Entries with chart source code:

-.-.-

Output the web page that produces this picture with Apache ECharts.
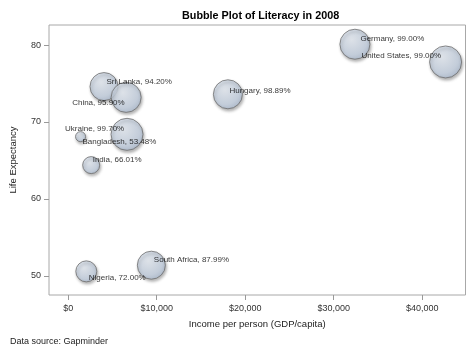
<!DOCTYPE html>
<html>
<head>
<meta charset="utf-8">
<script src="https://cdn.jsdelivr.net/npm/echarts@6/dist/echarts.min.js"></script>
<style>html,body{margin:0;padding:0;background:#fff;}#c{width:474px;height:355px;}</style>
</head>
<body>
<div id="c"></div>
<script>
const countries = ['Germany','United States','Hungary','Sri Lanka','China','Ukraine','Bangladesh','India','South Africa','Nigeria'];
const income = [32400, 42650, 18050, 4050, 6550, 1400, 6650, 2600, 9400, 2050];
const lifeExp = [80.1, 77.8, 73.6, 74.6, 73.2, 68.1, 68.4, 64.4, 51.4, 50.6];
const literacy = [99.00, 99.00, 98.89, 94.20, 95.90, 99.70, 53.48, 66.01, 87.99, 72.00];
const bubbleSize = [15, 16, 14.5, 14, 15, 5, 16, 8.5, 14, 10.5];
const xTicks = [0, 10000, 20000, 30000, 40000];
const yTicks = [50, 60, 70, 80];

// label placement relative to bubble centre (style only)
const labelPlace = {
  'Germany': ['left', [6, -5]],
  'United States': ['right', [-4, -6]],
  'Hungary': ['left', [2, -3]],
  'Sri Lanka': ['left', [3, -4]],
  'China': ['right', [-1, 6]],
  'Ukraine': ['left', [-15, -7]],
  'Bangladesh': ['left', [-44, 8]],
  'India': ['left', [2, -5]],
  'South Africa': ['left', [3, -5]],
  'Nigeria': ['left', [3, 7]]
};

const data = countries.map((c, i) => {
  const p = labelPlace[c];
  const r = bubbleSize[i];
  return {
    name: c,
    value: [income[i], lifeExp[i], bubbleSize[i], literacy[i]],
    label: { position: [r + p[1][0], r + p[1][1]], align: p[0], verticalAlign: 'middle' }
  };
});

const chart = echarts.init(document.getElementById('c'), null, {renderer: 'canvas'});
const axisText = {color: '#333', fontFamily: 'Liberation Sans, Arial, sans-serif', fontSize: 9};
chart.setOption({
  animation: false,
  backgroundColor: '#fff',
  title: {
    text: 'Bubble Plot of Literacy in 2008',
    left: 177, top: 6,
    textStyle: {fontFamily: 'Liberation Sans, Arial, sans-serif', fontSize: 10.8, fontWeight: 'bold', color: '#000'}
  },
  graphic: [{
    type: 'text', left: 10, top: 337,
    style: {text: 'Data source: Gapminder', fill: '#222', font: '9px "Liberation Sans", Arial, sans-serif'}
  }],
  grid: {left: 48.5, right: 8.5, top: 25, bottom: 60, show: true, borderColor: '#a8a8a8', borderWidth: 1, backgroundColor: 'transparent'},
  xAxis: {
    type: 'value', min: -2166, max: 44896,
    name: 'Income per person (GDP/capita)', nameLocation: 'middle', nameGap: 24,
    nameTextStyle: Object.assign({}, axisText, {fontSize: 9.5, color: '#222'}),
    splitLine: {show: false},
    axisLine: {show: false, onZero: false},
    axisTick: {show: true, length: 5, customValues: xTicks, lineStyle: {color: '#999'}},
    axisLabel: Object.assign({}, axisText, {margin: 9, customValues: xTicks,
      formatter: v => '$' + v.toLocaleString('en-US')})
  },
  yAxis: {
    type: 'value', min: 47.53, max: 82.6,
    name: 'Life Expectancy', nameLocation: 'middle', nameGap: 31, nameRotate: 90,
    nameTextStyle: Object.assign({}, axisText, {fontSize: 9.5, color: '#222'}),
    splitLine: {show: false},
    axisLine: {show: false, onZero: false},
    axisTick: {show: true, length: 5, customValues: yTicks, lineStyle: {color: '#999'}},
    axisLabel: Object.assign({}, axisText, {margin: 8, customValues: yTicks})
  },
  series: [{
    type: 'scatter',
    data: data,
    symbolSize: v => v[2] * 2,
    itemStyle: {
      color: {
        type: 'radial', x: 0.4, y: 0.35, r: 0.7,
        colorStops: [{offset: 0, color: '#e6ecf4'}, {offset: 0.7, color: '#c6d2e2'}, {offset: 1, color: '#a9b8cd'}]
      },
      borderColor: '#6e6e6e', borderWidth: 1,
      shadowBlur: 3, shadowOffsetX: 1, shadowOffsetY: 2, shadowColor: 'rgba(0,0,0,0.35)'
    },
    label: {
      show: true,
      formatter: p => p.name + ', ' + p.value[3].toFixed(2) + '%',
      color: '#000', fontSize: 8, fontFamily: 'Liberation Sans, Arial, sans-serif'
    },
    labelLayout: {hideOverlap: false},
    emphasis: {disabled: true}
  }]
});
</script>
</body>
</html>
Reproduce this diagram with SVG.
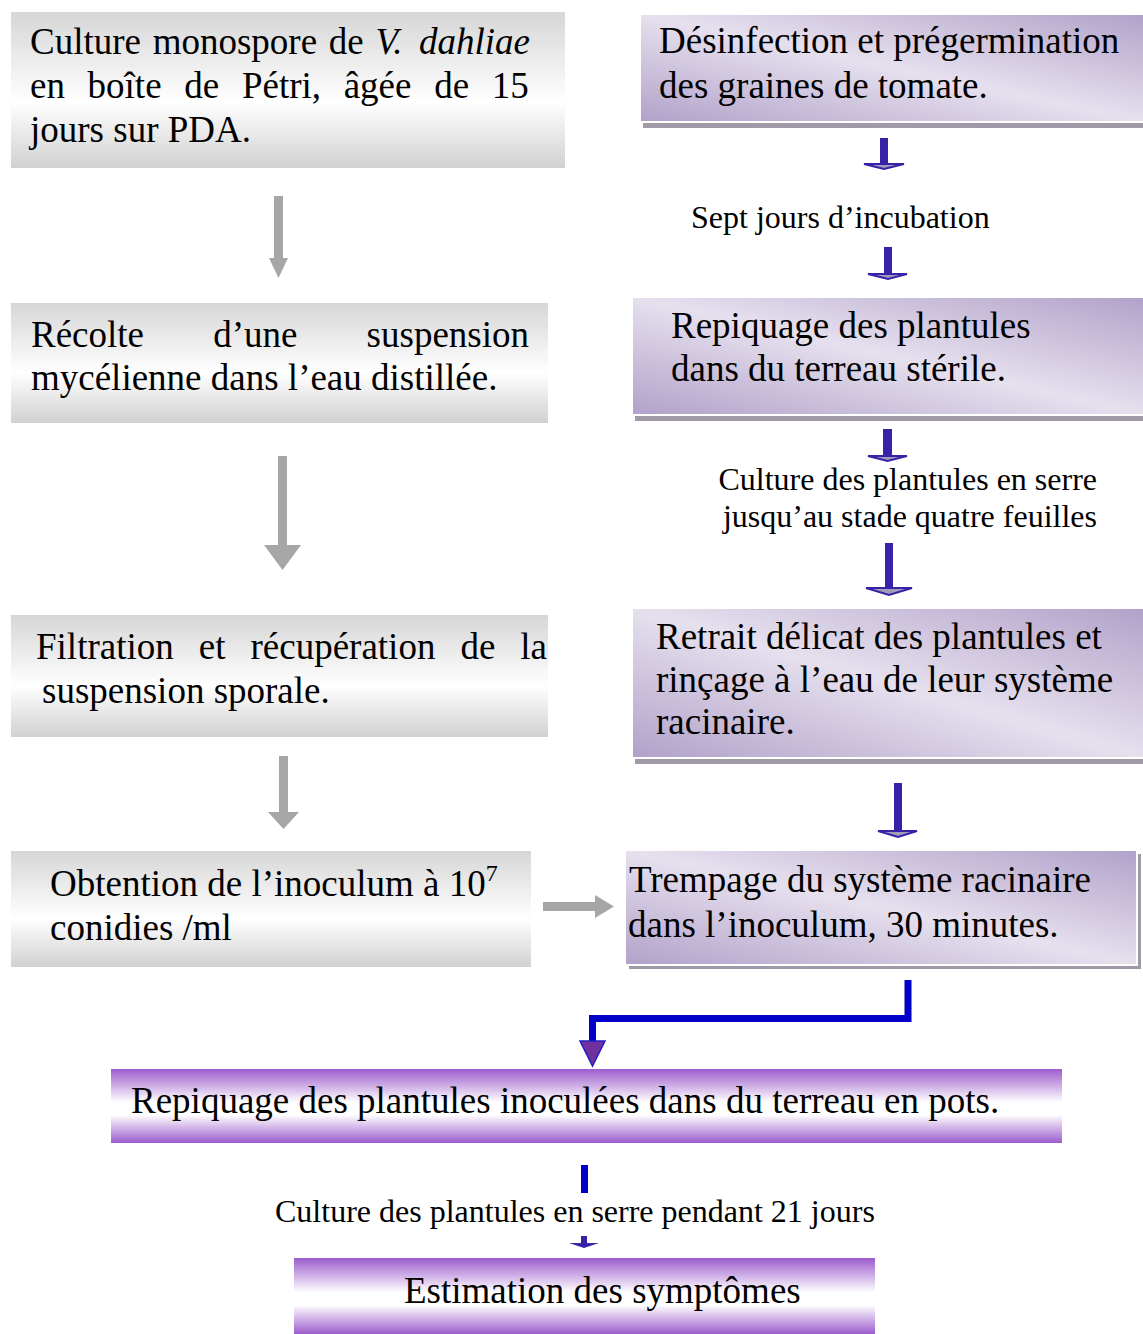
<svg xmlns="http://www.w3.org/2000/svg" width="1143" height="1334" viewBox="0 0 1143 1334">
<defs>
<linearGradient id="gGray" x1="0" y1="0" x2="0" y2="1">
<stop offset="0" stop-color="#d6d6d6"/><stop offset="0.58" stop-color="#ffffff"/><stop offset="1" stop-color="#d1d1d1"/>
</linearGradient>
<linearGradient id="gLilac" x1="0" y1="1" x2="1" y2="0">
<stop offset="0" stop-color="#b1a1c9"/><stop offset="0.5" stop-color="#e6e0ee"/><stop offset="1" stop-color="#b1a1c9"/>
</linearGradient>
<linearGradient id="gPurple" x1="0" y1="0" x2="0" y2="1">
<stop offset="0" stop-color="#9c5ccd"/><stop offset="0.45" stop-color="#ffffff"/><stop offset="0.62" stop-color="#ffffff"/><stop offset="1" stop-color="#9c5ccd"/>
</linearGradient>
<style>
.t{font-family:"Liberation Serif","Times New Roman",serif;font-size:37px;fill:#000}
.s{font-family:"Liberation Serif","Times New Roman",serif;font-size:32px;fill:#000}
.i{font-style:italic}
.gbox{fill:url(#gGray)}
.lbox{fill:url(#gLilac);stroke:#ffffff;stroke-width:2}
.pbox{fill:url(#gPurple)}
.shadow{fill:#a09aa8}
.gray{fill:#a6a6a6}
.navy{fill:#3a22a8}
.head{fill:#a19db8;stroke:#3a22a8;stroke-width:2;stroke-linejoin:miter}
.blue{fill:none;stroke:#0000c8;stroke-width:7}
</style>
</defs>
<rect width="1143" height="1334" fill="#ffffff"/>

<g id="n1">
<rect class="gbox" x="11" y="12" width="554" height="156"/>
<text class="t" y="54"><tspan x="30">Culture</tspan><tspan x="152.7">monospore</tspan><tspan x="328.8">de</tspan><tspan x="375.4" class="i">V.</tspan><tspan x="419" class="i">dahliae</tspan></text>
<text class="t" y="98"><tspan x="30">en</tspan><tspan x="87.6">boîte</tspan><tspan x="184.3">de</tspan><tspan x="241.9">Pétri,</tspan><tspan x="343.7">âgée</tspan><tspan x="434.2">de</tspan><tspan x="491.8">15</tspan></text>
<text class="t" x="30" y="142">jours sur PDA.</text>
</g>

<g id="n2">
<rect class="gbox" x="11" y="303" width="537" height="120"/>
<text class="t" y="347"><tspan x="31">Récolte</tspan><tspan x="213.2">d’une</tspan><tspan x="366.6">suspension</tspan></text>
<text class="t" x="31" y="390">mycélienne dans l’eau distillée.</text>
</g>

<g id="n3">
<rect class="gbox" x="11" y="615" width="537" height="122"/>
<text class="t" y="659"><tspan x="36">Filtration</tspan><tspan x="198.8">et</tspan><tspan x="250.5">récupération</tspan><tspan x="460.4">de</tspan><tspan x="520.3">la</tspan></text>
<text class="t" x="42" y="703">suspension sporale.</text>
</g>

<g id="n4">
<rect class="gbox" x="11" y="851" width="520" height="116"/>
<text class="t" x="50" y="896">Obtention de l’inoculum à 10<tspan font-size="24" dy="-15">7</tspan></text>
<text class="t" x="50" y="940">conidies /ml</text>
</g>

<g id="r1">
<rect class="shadow" x="643" y="20" width="503" height="108"/>
<rect class="lbox" x="640" y="14" width="505" height="108"/>
<text class="t" x="659" y="53">Désinfection et prégermination</text>
<text class="t" x="659" y="98">des graines de tomate.</text>
</g>

<g id="l1">
<text class="s" x="691" y="228">Sept jours d’incubation</text>
</g>

<g id="r2">
<rect class="shadow" x="635" y="303" width="511" height="118"/>
<rect class="lbox" x="632" y="297" width="513" height="118"/>
<text class="t" x="671" y="338">Repiquage des plantules</text>
<text class="t" x="671" y="381">dans du terreau stérile.</text>
</g>

<g id="l2">
<text class="s" x="1097" y="490" text-anchor="end">Culture des plantules en serre</text>
<text class="s" x="1097" y="527" text-anchor="end">jusqu’au stade quatre feuilles</text>
</g>

<g id="r3">
<rect class="shadow" x="635" y="614" width="511" height="150"/>
<rect class="lbox" x="632" y="608" width="513" height="150"/>
<text class="t" x="656" y="649">Retrait délicat des plantules et</text>
<text class="t" x="656" y="692">rinçage à l’eau de leur système</text>
<text class="t" x="656" y="734">racinaire.</text>
</g>

<g id="r4">
<rect class="shadow" x="629" y="854" width="512" height="115"/>
<rect class="lbox" x="625" y="850" width="512" height="115"/>
<text class="t" x="629" y="892">Trempage du système racinaire</text>
<text class="t" x="628" y="937">dans l’inoculum, 30 minutes.</text>
</g>

<g id="b1">
<rect class="pbox" x="111" y="1069" width="951" height="74"/>
<text class="t" x="131" y="1113">Repiquage des plantules inoculées dans du terreau en pots.</text>
</g>

<g id="l3">
<text class="s" x="275" y="1222">Culture des plantules en serre pendant 21 jours</text>
</g>

<g id="b2">
<rect class="pbox" x="294" y="1258" width="581" height="76"/>
<text class="t" x="404" y="1303">Estimation des symptômes</text>
</g>

<g id="connectors">
<rect class="gray" x="274" y="196" width="9" height="64"/>
<polygon class="gray" points="269,258 288,258 278.5,278"/>
<rect class="gray" x="278" y="456" width="9" height="92"/>
<polygon class="gray" points="264,545 301,545 282.5,570"/>
<rect class="gray" x="279" y="756" width="9" height="58"/>
<polygon class="gray" points="268,812 299,812 283.5,829"/>
<rect class="gray" x="543" y="902" width="54" height="9"/>
<polygon class="gray" points="595,895 595,918 614,906.5"/>

<rect class="navy" x="880" y="138" width="8" height="25"/>
<polygon class="head" points="864,164 904,164 884,169"/>
<rect class="navy" x="884" y="247" width="8" height="26"/>
<polygon class="head" points="868,274 907,274 888,279"/>
<rect class="navy" x="883" y="429" width="9" height="26"/>
<polygon class="head" points="868,456 907,456 887.5,461"/>
<rect class="navy" x="885" y="543" width="8" height="44"/>
<polygon class="head" points="866,588 912,588 889,595"/>
<rect class="navy" x="894" y="783" width="8" height="47"/>
<polygon class="head" points="878,831 917,831 898,837"/>

<polyline class="blue" points="908,980 908,1018.5 592.5,1018.5 592.5,1042"/>
<polygon points="580,1041 605,1041 592.5,1066" fill="#7030a0" stroke="#2020c0" stroke-width="1.5"/>

<rect x="581" y="1165" width="7" height="28" fill="#0000cc"/>
<rect class="navy" x="581" y="1236" width="6" height="8"/>
<polygon class="navy" points="569,1243 599,1243 584,1248"/>
</g>
</svg>
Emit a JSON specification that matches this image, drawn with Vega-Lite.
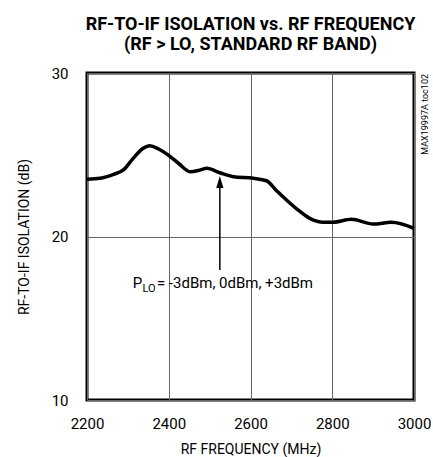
{
  "$schema": "https://vega.github.io/schema/vega-lite/v6.json",
  "width": 327,
  "height": 327,
  "autosize": "none",
  "padding": {"left": 87, "top": 73, "right": 19, "bottom": 57},
  "config": {
    "font": "Roboto, sans-serif",
    "view": {"stroke": "black", "strokeWidth": 3}
  },
  "title": {
    "text": ["RF-TO-IF ISOLATION vs. RF FREQUENCY", "\u00a0\u00a0\u00a0\u00a0\u00a0(RF > LO, STANDARD RF BAND)"],
    "font": "Roboto, sans-serif",
    "fontSize": 18,
    "fontWeight": "bold",
    "lineHeight": 20,
    "anchor": "middle",
    "offset": 12,
    "color": "black"
  },
  "datasets": {
    "curve": [
      {"freq": 2200, "iso": 23.5},
      {"freq": 2232, "iso": 23.56},
      {"freq": 2265, "iso": 23.8},
      {"freq": 2289, "iso": 24.07},
      {"freq": 2313, "iso": 24.78},
      {"freq": 2335, "iso": 25.35},
      {"freq": 2354, "iso": 25.55},
      {"freq": 2375, "iso": 25.35},
      {"freq": 2399, "iso": 24.98},
      {"freq": 2425, "iso": 24.45},
      {"freq": 2452, "iso": 23.96},
      {"freq": 2475, "iso": 24.05},
      {"freq": 2493, "iso": 24.17},
      {"freq": 2525, "iso": 23.9},
      {"freq": 2558, "iso": 23.66},
      {"freq": 2607, "iso": 23.56},
      {"freq": 2639, "iso": 23.41},
      {"freq": 2662, "iso": 22.85},
      {"freq": 2688, "iso": 22.23},
      {"freq": 2715, "iso": 21.65},
      {"freq": 2745, "iso": 21.11},
      {"freq": 2778, "iso": 20.87},
      {"freq": 2802, "iso": 20.87},
      {"freq": 2847, "iso": 21.05},
      {"freq": 2900, "iso": 20.76},
      {"freq": 2945, "iso": 20.87},
      {"freq": 3000, "iso": 20.5}
    ]
  },
  "layer": [
    {
      "data": {"name": "curve"},
      "mark": {"type": "line", "color": "black", "strokeWidth": 3.5, "interpolate": "monotone"},
      "encoding": {
        "x": {
          "field": "freq", "type": "quantitative",
          "scale": {"domain": [2200, 3000], "nice": false},
          "axis": {
            "values": [2200, 2400, 2600, 2800, 3000],
            "format": "d",
            "title": "RF FREQUENCY (MHz)",
            "grid": true, "gridColor": "#666", "gridWidth": 1, "gridOpacity": 1,
            "domain": false, "ticks": false, "tickSize": 0,
            "labelFontSize": 15, "labelColor": "black", "labelPadding": 16,
            "labelOverlap": false, "labelBound": false, "labelFlush": false,
            "titleFontSize": 14, "titleFontWeight": "normal", "titleColor": "black", "titlePadding": 11
          }
        },
        "y": {
          "field": "iso", "type": "quantitative",
          "scale": {"domain": [10, 30], "nice": false, "zero": false},
          "axis": {
            "values": [10, 20, 30],
            "title": "RF-TO-IF ISOLATION (dB)",
            "grid": true, "gridColor": "#666", "gridWidth": 1, "gridOpacity": 1,
            "domain": false, "ticks": false, "tickSize": 0,
            "labelFontSize": 15, "labelColor": "black", "labelPadding": 19,
            "titleFontSize": 14, "titleFontWeight": "normal", "titleColor": "black", "titlePadding": 20
          }
        }
      }
    },
    {
      "data": {"values": [{"freq": 2525, "y1": 17.95, "y2": 22.97}]},
      "mark": {"type": "rule", "color": "black", "strokeWidth": 1.5},
      "encoding": {
        "x": {"field": "freq", "type": "quantitative"},
        "y": {"field": "y1", "type": "quantitative"},
        "y2": {"field": "y2"}
      }
    },
    {
      "data": {"values": [{"freq": 2525, "iso": 23.33}]},
      "mark": {"type": "point", "shape": "M-0.6,1L0,-1L0.6,1Z", "size": 144, "filled": true, "color": "black", "opacity": 1},
      "encoding": {
        "x": {"field": "freq", "type": "quantitative"},
        "y": {"field": "iso", "type": "quantitative"}
      }
    },
    {
      "data": {"values": [{"freq": 2311.7, "iso": 16.85, "label": "P"}]},
      "mark": {"type": "text", "align": "left", "baseline": "alphabetic", "fontSize": 15, "color": "black"},
      "encoding": {
        "x": {"field": "freq", "type": "quantitative"},
        "y": {"field": "iso", "type": "quantitative"},
        "text": {"field": "label"}
      }
    },
    {
      "data": {"values": [{"freq": 2335.6, "iso": 16.6, "label": "LO"}]},
      "mark": {"type": "text", "align": "left", "baseline": "alphabetic", "fontSize": 11, "color": "black"},
      "encoding": {
        "x": {"field": "freq", "type": "quantitative"},
        "y": {"field": "iso", "type": "quantitative"},
        "text": {"field": "label"}
      }
    },
    {
      "data": {"values": [{"freq": 2371, "iso": 16.85, "label": "= -3dBm, 0dBm, +3dBm"}]},
      "mark": {"type": "text", "align": "left", "baseline": "alphabetic", "fontSize": 15, "color": "black"},
      "encoding": {
        "x": {"field": "freq", "type": "quantitative"},
        "y": {"field": "iso", "type": "quantitative"},
        "text": {"field": "label"}
      }
    },
    {
      "data": {"values": [{"freq": 3000, "iso": 30, "label": "MAX19997A toc102"}]},
      "mark": {"type": "text", "angle": 270, "align": "right", "baseline": "middle", "dx": -1, "dy": 11, "fontSize": 9, "color": "black", "font": "Roboto, sans-serif"},
      "encoding": {
        "x": {"field": "freq", "type": "quantitative"},
        "y": {"field": "iso", "type": "quantitative"},
        "text": {"field": "label"}
      }
    }
  ]
}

-.-.-

[Short exercise]:
Read the lines above. Gather those in which the string "this" is found.

[Written solution]:
Output the web page that produces this picture with Apache ECharts.
Reproduce this diagram with SVG.
Emit a JSON specification that matches this image, drawn with Vega-Lite.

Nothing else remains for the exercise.